Düsseldorf Nichts ist schick an Heroin

Düsseldorf · Der Fotograf Marc Oortman stellt im Reinraum Bilder von Drogenabhängigen in teuren Klamotten aus.

 Modell Per im schicken Mantel.

Modell Per im schicken Mantel.

Foto: Marc Oortman

Zum Skandal taugt das nicht, und wer darauf hofft, muss sich gar nicht erst die Mühe machen, zum Reinraum hinabzusteigen. In der ehemaligen Toilettenanlage unter einer Verkehrsinsel auf der Adersstraße werden ab heute Bilder von drogenabhängigen Düsseldorfern in schicken Markenklamotten gezeigt. Dennoch ist das kein Aufreger, sondern bloß eine Ausstellung.

Dass das so ist, sollte man nicht als Enttäuschung begreifen, weil die besondere Leistung von Fotograf Marc Oortman darin besteht, dass er sich nicht hat verleiten lassen. Er, so erzählt Oortman, habe im Internet von der Wiederbelebung des "Heroin Chics" gelesen, jenem Aussehen, dass Mitte der 90er Jahre einmal angesagt war und vor allem mit Supermodel Kate Moss verbunden wird. Auffallend dürr und mit dunklen Rändern unter den Augen wurde sie damals zum Star. Moss, das muss man dazu sagen, beteuerte stets, lediglich reichlich Lidstrich aufgetragen zu haben. Tatsächlich aber beklagte die Modeszene zu jener Zeit die ersten Drogentoten.

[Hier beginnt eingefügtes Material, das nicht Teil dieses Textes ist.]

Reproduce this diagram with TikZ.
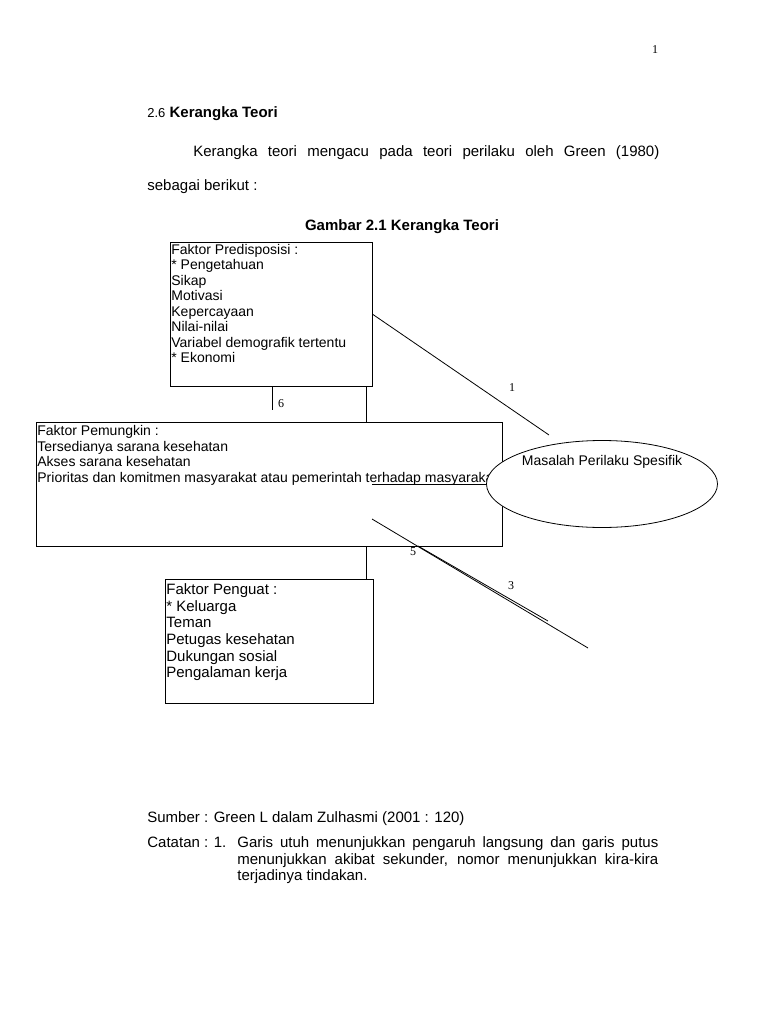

Nun wird mit dem zweifelhaften Schick erneut kokettiert, ein Berliner Label etwa hat sich den sehr dämlichen Namen "Heroin Kids" gegeben. Marc Oortman fand auch das nicht in Ordnung und beschloss, etwas entgegenzusetzen. Er sagt dazu den logischen Satz: "Es ist einfach nicht cool, heroinabhängig zu sein." Als Fotograf hätte er nun ein paar Schockerbilder machen können, so wie die Ekelfotos auf Zigarettenschachteln, die die Leute vom Rauchen abhalten sollen. Aber das sei ihm doch etwas "zu platt", sagt Oortman. Stattdessen hat er sich die Bildsprache des "Heroin Chics" zu eigen, aber ernst gemacht. In Kooperation mit dem Obdachlosenmagazin "Fiftyfifty" und dem Drogenkonsumraum hat Oortman drogenabhängige Menschen gefunden. Er wollte denen jetzt mal eine Plattform geben, sagt der Fotograf.

Klamotten, Licht und lethargische Mir-egal-Posen stimmen, man muss schon zwei-, dreimal hinschauen, um in der kleinen Ausstellung den Unterschied zur Inszenierung aus der Werbung zu erkennen. Zumal: Oortmans Fotos sind ja gleichfalls inszeniert. Er hat seine Modelle ausgestattet und in Szene gesetzt. Es ist also ein Spiel mit dem Spiel.

Natürlich kann man dem noch jungen Fotografen vorwerfen, in anderer Weise, aber gleichermaßen auf den Schick abzuheben. Klar sei er auch von den Modefotos fasziniert, sagt er, und die Bedenken, dass er da gleichfalls etwas verherrliche, habe er vorhergesehen. Abgehalten hat ihn das nicht. "Wenn ich keine Diskussion gewollt hätte, hätte ich die Fotos nicht gemacht", sagt er.

Info Marc Oortman: "Pieces of Paradise - Heroin Chic", im Reinraum, Adersstraße 30a, bis 5. Februar täglich, 19.30 bis 22 Uhr.